Written instruction> Reproduce each line bearing the word "this".

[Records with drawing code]
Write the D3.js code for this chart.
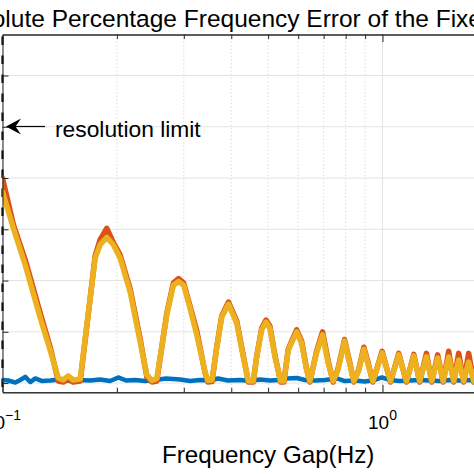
<!DOCTYPE html>
<html>
<head>
<meta charset="utf-8">
<script src="https://cdn.jsdelivr.net/npm/d3@7"></script>
<style>
html,body{margin:0;padding:0;background:#fff;overflow:hidden;}
svg{display:block;}
text{font-family:"Liberation Sans",Arial,Helvetica,sans-serif;fill:#000;}
</style>
</head>
<body>
<svg id="chart" width="474" height="474"></svg>
<script>
// ---- data ----
const freqHz = [0.100,0.1069,0.1148,0.1257,0.1335,0.1402,0.1445,0.1489,0.1535,0.1602,
  0.1681,0.1753,0.1807,0.1882,0.1958,0.2039,0.2167,0.2303,0.2398,0.2476,0.2547,
  0.2706,0.2816,0.2906,0.2999,0.3116,0.3245,0.3412,0.3470,0.3560,
  0.3662,0.3775,0.3933,0.4134,0.4302,0.4435,0.4571,
  0.4666,0.4809,0.4936,0.5057,0.5212,0.5394,0.5503,
  0.5647,0.5943,0.6125,0.6314,0.6441,
  0.6707,0.6955,0.7194,0.7417,
  0.7630,0.7946,0.8180,0.8406,
  0.8664,0.8932,0.9178,0.9430,
  0.9977,1.0496,1.1036,1.1564,1.2087,1.2531,1.3049,1.3476,1.3972,1.4446,1.4934,1.5394,1.5867,1.6355,1.6858,1.7378,1.79,1.85,1.89,1.95,1.99,2.05];
const errYellow = [3.73,3.01,2.30,1.27,0.64,0.10,0.06,0.14,0.06,0.08,
  1.35,2.44,2.70,2.84,2.70,2.44,1.78,0.80,0.16,0.05,0.09,
  1.33,1.91,1.98,1.91,1.46,0.94,0.22,0.05,0.06,
  0.68,1.29,1.54,1.17,0.51,0.04,0.04,
  0.51,1.04,1.19,1.07,0.51,0.04,0.04,
  0.64,1.00,0.78,0.25,0.04,
  0.59,0.94,0.39,0.04,
  0.25,0.82,0.41,0.04,
  0.25,0.66,0.35,0.04,
  0.59,0.04,0.55,0.04,0.53,0.04,0.51,0.04,0.49,0.04,0.51,0.04,0.45,0.04,0.41,0.04,0.42,0.04,0.40,0.04,0.39,0.04];
const errOrange = [4.00,3.08,2.40,1.36,0.70,0.04,0.02,0.08,0.02,0.04,
  1.33,2.48,2.80,3.02,2.74,2.50,1.84,0.86,0.12,0.02,0.04,
  1.36,1.95,2.04,1.95,1.50,1.02,0.20,0.02,0.03,
  0.70,1.31,1.58,1.21,0.54,0.02,0.02,
  0.52,1.07,1.23,1.11,0.54,0.02,0.02,
  0.66,1.04,0.82,0.28,0.02,
  0.62,1.00,0.44,0.02,
  0.27,0.85,0.44,0.02,
  0.27,0.70,0.38,0.02,
  0.62,0.02,0.58,0.02,0.56,0.02,0.58,0.02,0.55,0.02,0.62,0.02,0.58,0.02,0.58,0.02,0.55,0.02,0.52,0.02,0.50,0.02];
const freqBlue = [0.100,0.1036,0.1081,0.1114,0.1148,0.1183,0.1220,0.1272,0.1335,0.1419,0.1507,0.1602,0.1701,0.1807,0.1920,0.2016,0.2115,0.2234,0.2373,0.2521,0.2695,0.2933,0.3116,0.3311,0.3517,0.3692,0.3922,0.4217,0.4480,0.4760,0.5057,0.5372,0.5605,0.5954,0.6249,0.6639,0.7053,0.7586,0.7962,0.8458,0.8986,0.9546,0.9959,1.0452,1.1104,1.1796,1.2531,1.3313,1.4143,1.5028,1.5966,1.6963,1.8021];
const errBlue = [0.06,0.05,0.01,0.06,0.12,0.02,0.09,0.04,0.05,0.07,0.04,0.06,0.05,0.07,0.04,0.11,0.05,0.06,0.04,0.06,0.09,0.07,0.04,0.06,0.05,0.09,0.05,0.06,0.04,0.07,0.05,0.06,0.09,0.10,0.06,0.05,0.06,0.09,0.04,0.05,0.03,0.06,0.11,0.06,0.04,0.05,0.06,0.05,0.04,0.06,0.05,0.06,0.05];
const xMajorTicks = [0.1, 1];
const xMajorLabels = [["10","\u22121"],["10","0"]];
const xMinorTicks = [0.2,0.3,0.4,0.5,0.6,0.7,0.8,0.9,2];
const yTicks = [0,1,2,3,4,5,6];
const resolutionLimitHz = 0.1;
const titleText = "Absolute Percentage Frequency Error of the Fixed Gap";
const xLabelText = "Frequency Gap(Hz)";
const annotationText = "resolution limit";

(function(){
// ---- layout ----
const svg = d3.select("#chart");
const pL = 2.5, pR = 533.7, pT = 34.5, pB = 392.3;
const x = d3.scaleLog().domain([0.1, 2.5]).range([pL, pR]);
const y = d3.scaleLinear().domain([-0.18, 6.8]).range([pB, pT]);

const defs = svg.append("defs");
defs.append("clipPath").attr("id","clip").append("rect")
  .attr("x", pL).attr("y", pT).attr("width", pR-pL).attr("height", pB-pT);

// grid
const grid = svg.append("g");
grid.selectAll("line.hg").data(yTicks).join("line")
  .attr("x1", pL).attr("x2", pR).attr("y1", d=>y(d)).attr("y2", d=>y(d))
  .attr("stroke","#e3e3e3").attr("stroke-width",1);
grid.selectAll("line.vminor").data(xMinorTicks).join("line")
  .attr("x1", d=>x(d)).attr("x2", d=>x(d)).attr("y1", pT).attr("y2", pB)
  .attr("stroke","#d4d4d4").attr("stroke-width",1).attr("stroke-dasharray","1.2,2.4");
grid.selectAll("line.vmajor").data(xMajorTicks).join("line")
  .attr("x1", d=>x(d)).attr("x2", d=>x(d)).attr("y1", pT).attr("y2", pB)
  .attr("stroke","#e3e3e3").attr("stroke-width",1);

// dashed resolution limit line
svg.append("line")
  .attr("x1", x(resolutionLimitHz)).attr("x2", x(resolutionLimitHz))
  .attr("y1", pT).attr("y2", pB)
  .attr("stroke","#000").attr("stroke-width",2.2).attr("stroke-dasharray","8.5,10.5")
  .attr("stroke-dashoffset", -2);

// curves
const plot = svg.append("g").attr("clip-path","url(#clip)");
const lineGen = d3.line().x(d=>x(d[0])).y(d=>y(d[1]));
plot.append("path").datum(freqBlue.map((f,i)=>[f,errBlue[i]]))
  .attr("d", lineGen).attr("fill","none").attr("stroke","#0072BD")
  .attr("stroke-width",4.5).attr("stroke-linejoin","round").attr("stroke-linecap","round");
plot.append("path").datum(freqHz.map((f,i)=>[f,errOrange[i]]))
  .attr("d", lineGen).attr("fill","none").attr("stroke","#D95319")
  .attr("stroke-width",5.5).attr("stroke-linejoin","round").attr("stroke-linecap","round");
plot.append("path").datum(freqHz.map((f,i)=>[f,errYellow[i]]))
  .attr("d", lineGen).attr("fill","none").attr("stroke","#EDB120")
  .attr("stroke-width",5.5).attr("stroke-linejoin","round").attr("stroke-linecap","round");

// axes (box)
const axisColor = "#262626";
function styleAxis(g){
  g.select(".domain").attr("stroke", axisColor).attr("stroke-width",1);
  g.selectAll(".tick line").attr("stroke", axisColor).attr("stroke-width",1);
}
svg.append("g").attr("transform",`translate(0,${pB})`)
  .call(d3.axisBottom(x).tickValues(xMinorTicks).tickSize(-4.5).tickSizeOuter(0).tickFormat(""))
  .call(styleAxis);
svg.append("g").attr("transform",`translate(0,${pB})`)
  .call(d3.axisBottom(x).tickValues(xMajorTicks).tickSize(-7.5).tickSizeOuter(0).tickFormat(""))
  .call(styleAxis);
svg.append("g").attr("transform",`translate(0,${pT})`)
  .call(d3.axisTop(x).tickValues(xMinorTicks).tickSize(-4.5).tickSizeOuter(0).tickFormat(""))
  .call(styleAxis);
svg.append("g").attr("transform",`translate(0,${pT})`)
  .call(d3.axisTop(x).tickValues(xMajorTicks).tickSize(-7.5).tickSizeOuter(0).tickFormat(""))
  .call(styleAxis);
svg.append("g").attr("transform",`translate(${pL},0)`)
  .call(d3.axisLeft(y).tickValues(yTicks).tickSize(-6).tickSizeOuter(0).tickFormat(""))
  .call(styleAxis);

// x tick labels with superscripts
const lbl = svg.append("g");
xMajorTicks.forEach((v,i)=>{
  const t = lbl.append("text").attr("x", x(v)).attr("y", 428.5)
    .attr("text-anchor","middle").attr("font-size",19);
  t.append("tspan").text(xMajorLabels[i][0]);
  t.append("tspan").attr("font-size",14).attr("dy",-8.5).text(xMajorLabels[i][1]);
});

// x axis label
svg.append("text").attr("x", (pL+pR)/2).attr("y", 462.5)
  .attr("text-anchor","middle").attr("font-size",24.2).text(xLabelText);

// title
svg.append("text").attr("x", -50.5).attr("y", 26.5)
  .attr("text-anchor","start").attr("font-size",24.5).text(titleText);

// annotation arrow
const ay = 126.5;
svg.append("line").attr("x1", 15).attr("x2", 45).attr("y1", ay).attr("y2", ay)
  .attr("stroke","#000").attr("stroke-width",1.2);
svg.append("path")
  .attr("d", `M6,${ay} L21,${ay-8} L15.5,${ay} L21,${ay+8} Z`)
  .attr("fill","#000");
svg.append("text").attr("x", 55).attr("y", 136.5)
  .attr("font-size",22.8).text(annotationText);
})();
</script>
</body>
</html>
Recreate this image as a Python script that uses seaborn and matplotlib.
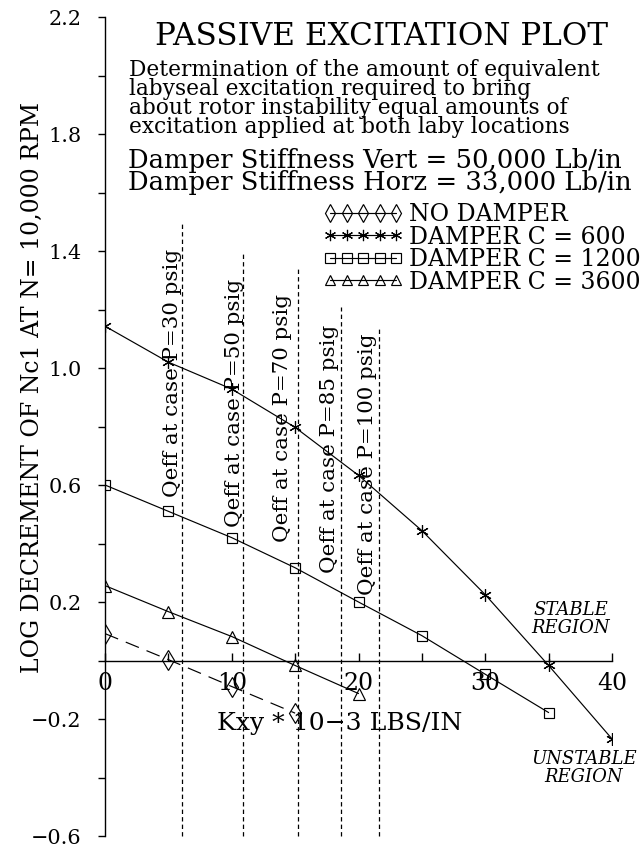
import matplotlib
matplotlib.use("Agg")
import matplotlib.pyplot as plt
import seaborn as sns
from matplotlib.ticker import FixedLocator, NullFormatter

# ---- data -------------------------------------------------------------
kxy = [0, 5, 10, 15, 20, 25, 30, 35, 40]
no_damper = [0.092, 0.003, -0.089, -0.180]
damper_600 = [1.143, 1.020, 0.928, 0.797, 0.633, 0.444, 0.225, -0.017, -0.268]
damper_1200 = [0.600, 0.510, 0.420, 0.317, 0.200, 0.085, -0.047, -0.178]
damper_3600 = [0.256, 0.167, 0.082, -0.017, -0.113]
series_labels = ["NO DAMPER", "DAMPER C = 600", "DAMPER C = 1200", "DAMPER C = 3600"]

case_labels = ["Qeff at case P=30 psig", "Qeff at case P=50 psig",
               "Qeff at case P=70 psig", "Qeff at case P=85 psig",
               "Qeff at case P=100 psig"]
case_kxy = [6.1, 10.9, 15.2, 18.6, 21.6]
case_top = [1.50, 1.40, 1.345, 1.21, 1.145]

y_major = [-0.6, -0.2, 0.2, 0.6, 1.0, 1.4, 1.8, 2.2]
y_minor = [-0.4, 0.0, 0.4, 0.8, 1.2, 1.6, 2.0]
x_major = [0, 10, 20, 30, 40]
x_minor = [5, 15, 25, 35]

title = "PASSIVE EXCITATION PLOT"
note_lines = ["Determination of the amount of equivalent",
              "labyseal excitation required to bring",
              "about rotor instability equal amounts of",
              "excitation applied at both laby locations"]
stiff_lines = ["Damper Stiffness Vert = 50,000 Lb/in",
               "Damper Stiffness Horz = 33,000 Lb/in"]

# ---- figure -----------------------------------------------------------
W, H = 642, 847
sns.set_style("white")
plt.rcParams["font.family"] = ["DejaVu Serif"]
plt.rcParams["axes.unicode_minus"] = True
for key in ["text.color", "axes.labelcolor", "xtick.color", "ytick.color",
            "axes.edgecolor"]:
    plt.rcParams[key] = "black"

fig = plt.figure(figsize=(W / 100, H / 100), dpi=100)
renderer = fig.canvas.get_renderer()


def fx(x):
    return x / W


def fy(y):
    return 1 - y / H


def fit(text, width_px, style="normal"):
    """Font size (pt) that makes `text` span width_px pixels."""
    t = fig.text(0, 0, text, fontsize=10, style=style)
    w = t.get_window_extent(renderer).width
    t.remove()
    return 10 * width_px / w


def pitch_spacing(fs, pitch_px, style="normal"):
    """linespacing giving a baseline-to-baseline distance of pitch_px."""
    t = fig.text(0, 0, "lp", fontsize=fs, style=style)
    _, h, d = renderer.get_text_width_height_descent("lp", t.get_fontproperties(), False)
    t.remove()
    return (pitch_px - d) / (h - d)


Y_TOP, Y_BOT = 17, 836
ax = fig.add_axes([fx(105), 1 - Y_BOT / H, (612 - 105) / W, (Y_BOT - Y_TOP) / H])
ax.set_facecolor("white")

line_kw = dict(color="black", linewidth=0.85, markeredgecolor="black",
               markeredgewidth=0.85, markerfacecolor="none", sort=False)

sns.lineplot(x=kxy[:len(no_damper)], y=no_damper, ax=ax, marker="d",
             markersize=10, linestyle=(0, (12, 7)), label=series_labels[0], **line_kw)
sns.lineplot(x=kxy[:len(damper_600)], y=damper_600, ax=ax, marker=(6, 2, 0),
             markersize=9, label=series_labels[1], **line_kw)
sns.lineplot(x=kxy[:len(damper_1200)], y=damper_1200, ax=ax, marker="s",
             markersize=7.5, label=series_labels[2], **line_kw)
sns.lineplot(x=kxy[:len(damper_3600)], y=damper_3600, ax=ax, marker="^",
             markersize=8.5, label=series_labels[3], **line_kw)

# vertical markers of the equivalent excitation at each pressure case
for xk, top in zip(case_kxy, case_top):
    ax.plot([xk, xk], [-0.6, top], color="black", linewidth=0.9,
            linestyle=(0, (3.5, 2.5)), clip_on=False)

label_x = [5.3, 10.2, 14.0, 17.7, 20.7]
label_y = [0.56, 0.455, 0.405, 0.30, 0.225]
case_fs = fit(case_labels[0], 247)
for txt, lx, ly in zip(case_labels, label_x, label_y):
    ax.text(lx, ly, txt, rotation=90, ha="center", va="bottom", fontsize=case_fs)

# axes: spines through the origin
ax.set_xlim(0, 40)
ax.set_ylim(-0.6, 2.2)
for s in ["top", "right"]:
    ax.spines[s].set_visible(False)
ax.spines["left"].set_position(("data", 0))
ax.spines["bottom"].set_position(("data", 0))
for s in ["left", "bottom"]:
    ax.spines[s].set_linewidth(1.0)
    ax.spines[s].set_color("black")

ax.yaxis.set_major_locator(FixedLocator(y_major))
ax.yaxis.set_minor_locator(FixedLocator(y_minor))
ax.xaxis.set_major_locator(FixedLocator(x_major))
ax.xaxis.set_minor_locator(FixedLocator(x_minor))
ax.set_yticklabels([f"{v:.1f}".replace("-", "\u2212") for v in y_major])
ax.set_xticklabels([str(v) for v in x_major])
ax.xaxis.set_minor_formatter(NullFormatter())
ax.yaxis.set_minor_formatter(NullFormatter())

ytick_fs = fit("\u22120.6", 50)
xtick_fs = fit("40", 30)
ax.tick_params(axis="y", which="both", direction="out", length=5, width=1.0,
               labelsize=ytick_fs, pad=12, left=True, color="black",
               labelcolor="black")
ax.tick_params(axis="x", which="both", direction="in", length=6, width=1.0,
               labelsize=xtick_fs, pad=8, bottom=True, color="black",
               labelcolor="black")

ax_h = Y_BOT - Y_TOP
ylab_fs = fit("LOG DECREMENT OF Nc1 AT N= 10,000 RPM", 569)
ax.set_ylabel("LOG DECREMENT OF Nc1 AT N= 10,000 RPM", fontsize=ylab_fs,
              color="black")
ax.yaxis.set_label_coords((44 - 105) / 507, (Y_BOT - 387) / ax_h)

xlab_fs = fit("Kxy * 10\u22123 LBS/IN", 244)
ax.set_xlabel("Kxy * 10\u22123 LBS/IN", fontsize=xlab_fs, color="black")
ax.xaxis.set_label_coords((340 - 105) / 507, (Y_BOT - 712) / ax_h)

# legend
leg_fs = fit("DAMPER C = 1200", 230)
fs_px = leg_fs * 100 / 72
leg = ax.legend(numpoints=5, markerscale=0.9, frameon=False, fontsize=leg_fs,
                loc="upper left", bbox_to_anchor=(fx(323), fy(203)),
                bbox_transform=fig.transFigure, borderpad=0, borderaxespad=0,
                handlelength=(66 + 0.6 * fs_px) / fs_px,
                handletextpad=0.26, labelspacing=-0.02, labelcolor="black")
for h in leg.legend_handles:
    h.set_linestyle("-")

# header texts (multi-line blocks are anchored on the baseline of their last line)
fig.text(fx(155), fy(45), title, fontsize=fit(title, 450), va="baseline")
note_fs = fit(note_lines[0], 470)
fig.text(fx(129), fy(76 + 19 * (len(note_lines) - 1)), "\n".join(note_lines),
         fontsize=note_fs, va="baseline", linespacing=pitch_spacing(note_fs, 19))
stiff_fs = fit(stiff_lines[0], 494)
fig.text(fx(128), fy(168 + 22 * (len(stiff_lines) - 1)), "\n".join(stiff_lines),
         fontsize=stiff_fs, va="baseline", linespacing=pitch_spacing(stiff_fs, 22))

reg_fs = fit("UNSTABLE", 106, style="italic")
reg_ls = pitch_spacing(reg_fs, 18, style="italic")
fig.text(fx(571), fy(633), "STABLE\nREGION", fontsize=reg_fs, style="italic",
         ha="center", va="baseline", linespacing=reg_ls, multialignment="center")
fig.text(fx(584), fy(782), "UNSTABLE\nREGION", fontsize=reg_fs, style="italic",
         ha="center", va="baseline", linespacing=reg_ls, multialignment="center")

fig.savefig("out.png", dpi=100, facecolor="white")
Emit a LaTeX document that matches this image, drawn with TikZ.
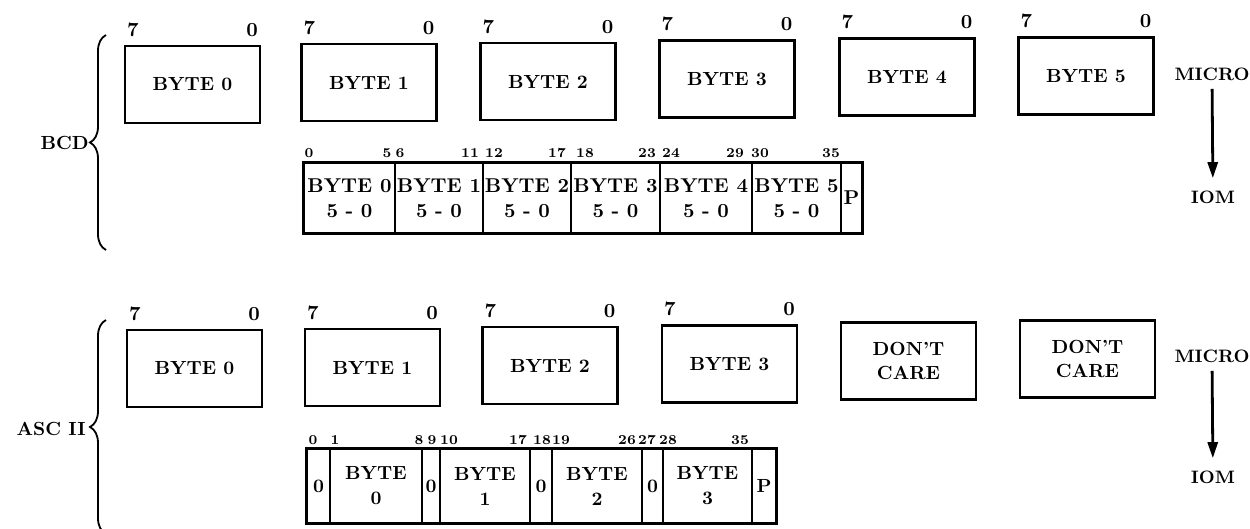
\documentclass[tikz,border=0pt]{standalone}
\usetikzlibrary{arrows.meta, positioning, decorations.pathreplacing}
\begin{document}
\begin{tikzpicture}[x=0.5pt, y=-0.5pt,
    bytebox/.style={draw, line width=1.2pt, minimum width=67.5pt, minimum height=38.5pt,
                    inner sep=0pt, align=center, font=\bfseries\fontsize{9.5}{12}\selectfont},
    cell/.style={draw, line width=0.7pt, inner sep=0pt, align=center},
    bitno/.style={inner sep=0pt, font=\bfseries\fontsize{6.8}{8}\selectfont},
    endno/.style={inner sep=0pt, font=\bfseries\fontsize{10}{11}\selectfont},
    side/.style={inner sep=0pt, font=\bfseries\fontsize{9.5}{10}\selectfont},
    dir/.style={inner sep=1pt, font=\bfseries\fontsize{9}{10}\selectfont},
    flow/.style={-{Triangle[length=8pt,width=5pt]}, line width=1.4pt},
    grp/.style={decorate, decoration={brace, amplitude=8pt}, line width=0.9pt}
  ]
  \useasboundingbox (0,0) rectangle (1250,529);
  \clip (0,0) rectangle (1250,529);

  % BCD: micro bytes
  \foreach \x/\y [count=\i from 0] in {192.5/84.5, 369/82.5, 548/81.5, 727/79, 907/77, 1086/76} {
    \node[bytebox] (bt\i) at (\x,\y) {BYTE \i};
    \node[endno, anchor=south west] (bt\i-hi) at ([shift={(1.5pt,4pt)}]bt\i.north west) {7};
    \node[endno, anchor=south east] (bt\i-lo) at ([shift={(-1.5pt,4pt)}]bt\i.north east) {0};
  }

  % BCD: IOM word
  \foreach \l/\r/\t [count=\i] in {304/395/{BYTE 0\\5 - 0}, 395/483/{BYTE 1\\5 - 0},
      483/571/{BYTE 2\\5 - 0}, 571/660/{BYTE 3\\5 - 0}, 660/752/{BYTE 4\\5 - 0},
      752/841/{BYTE 5\\5 - 0}, 841/862/P} {
    \pgfmathsetmacro\w{(\r-\l)*0.5}
    \node[cell, minimum width=\w pt, minimum height=35pt,
          font=\bfseries\fontsize{10}{12.5}\selectfont] (bc\i) at ({(\l+\r)/2},198) {\t};
  }
  \draw[line width=1.3pt] (bc1.north west) rectangle (bc7.south east);
  \foreach \x/\t [count=\i] in {309/0, 387/5, 400/6, 470/11, 494/12, 557/17, 585/18,
      647/23, 671/24, 735/29, 760/30, 831/35}
    \node[bitno] (bb\i) at (\x,153) {\t};

  \coordinate (bcdtop) at (106,35);
  \coordinate (bcdbot) at (106,250);
  \draw[grp] (bcdbot) -- (bcdtop);
  \node[side, anchor=east] (bcd) at (89,143) {BCD};

  \node[dir] (micro1) at (1212,74) {MICRO};
  \node[dir] (iom1) at (1213,197) {IOM};
  \draw[flow, shorten <=3pt, shorten >=5pt] (micro1) -- (iom1);

  % ASC II: micro bytes
  \foreach \x/\y [count=\i from 0] in {194.5/368.5, 372.5/367.5, 550/365.5, 729.5/364} {
    \node[bytebox] (at\i) at (\x,\y) {BYTE \i};
    \node[endno, anchor=south west] (at\i-hi) at ([shift={(1.5pt,4pt)}]at\i.north west) {7};
    \node[endno, anchor=south east] (at\i-lo) at ([shift={(-1.5pt,4pt)}]at\i.north east) {0};
  }
  \node[bytebox] (dc1) at (908.5,361) {DON'T\\CARE};
  \node[bytebox] (dc2) at (1087.5,359) {DON'T\\CARE};

  % ASC II: IOM word
  \foreach \l/\r/\t [count=\i] in {307/330/0, 330/422/{BYTE\\0}, 422/440/0, 440/530/{BYTE\\1},
      530/552/0, 552/642/{BYTE\\2}, 642/663/0, 663/752/{BYTE\\3}, 752/776/P} {
    \pgfmathsetmacro\w{(\r-\l)*0.5}
    \node[cell, minimum width=\w pt, minimum height=37pt,
          font=\bfseries\fontsize{9.5}{12.5}\selectfont] (ac\i) at ({(\l+\r)/2},486) {\t};
  }
  \draw[line width=1.3pt] (ac1.north west) rectangle (ac9.south east);
  \foreach \x/\t [count=\i] in {313/0, 335/1, 419/8, 432/9, 449/10, 518/17, 542/18,
      561/19, 627/26, 647/27, 668/28, 740/35}
    \node[bitno] (ab\i) at (\x,440) {\t};

  \coordinate (asctop) at (106,320);
  \coordinate (ascbot) at (106,534);
  \draw[grp] (ascbot) -- (asctop);
  \node[side, anchor=east] (asc) at (86,429) {ASC II};

  \node[dir] (micro2) at (1212,356) {MICRO};
  \node[dir] (iom2) at (1213,477) {IOM};
  \draw[flow, shorten <=3pt, shorten >=5pt] (micro2) -- (iom2);
\end{tikzpicture}
\end{document}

Finished task>
Write the D3.js code for this chart.
Recreate this image as a Python script that uses seaborn and matplotlib.
Emit a LaTeX document that matches this image, drawn with TikZ.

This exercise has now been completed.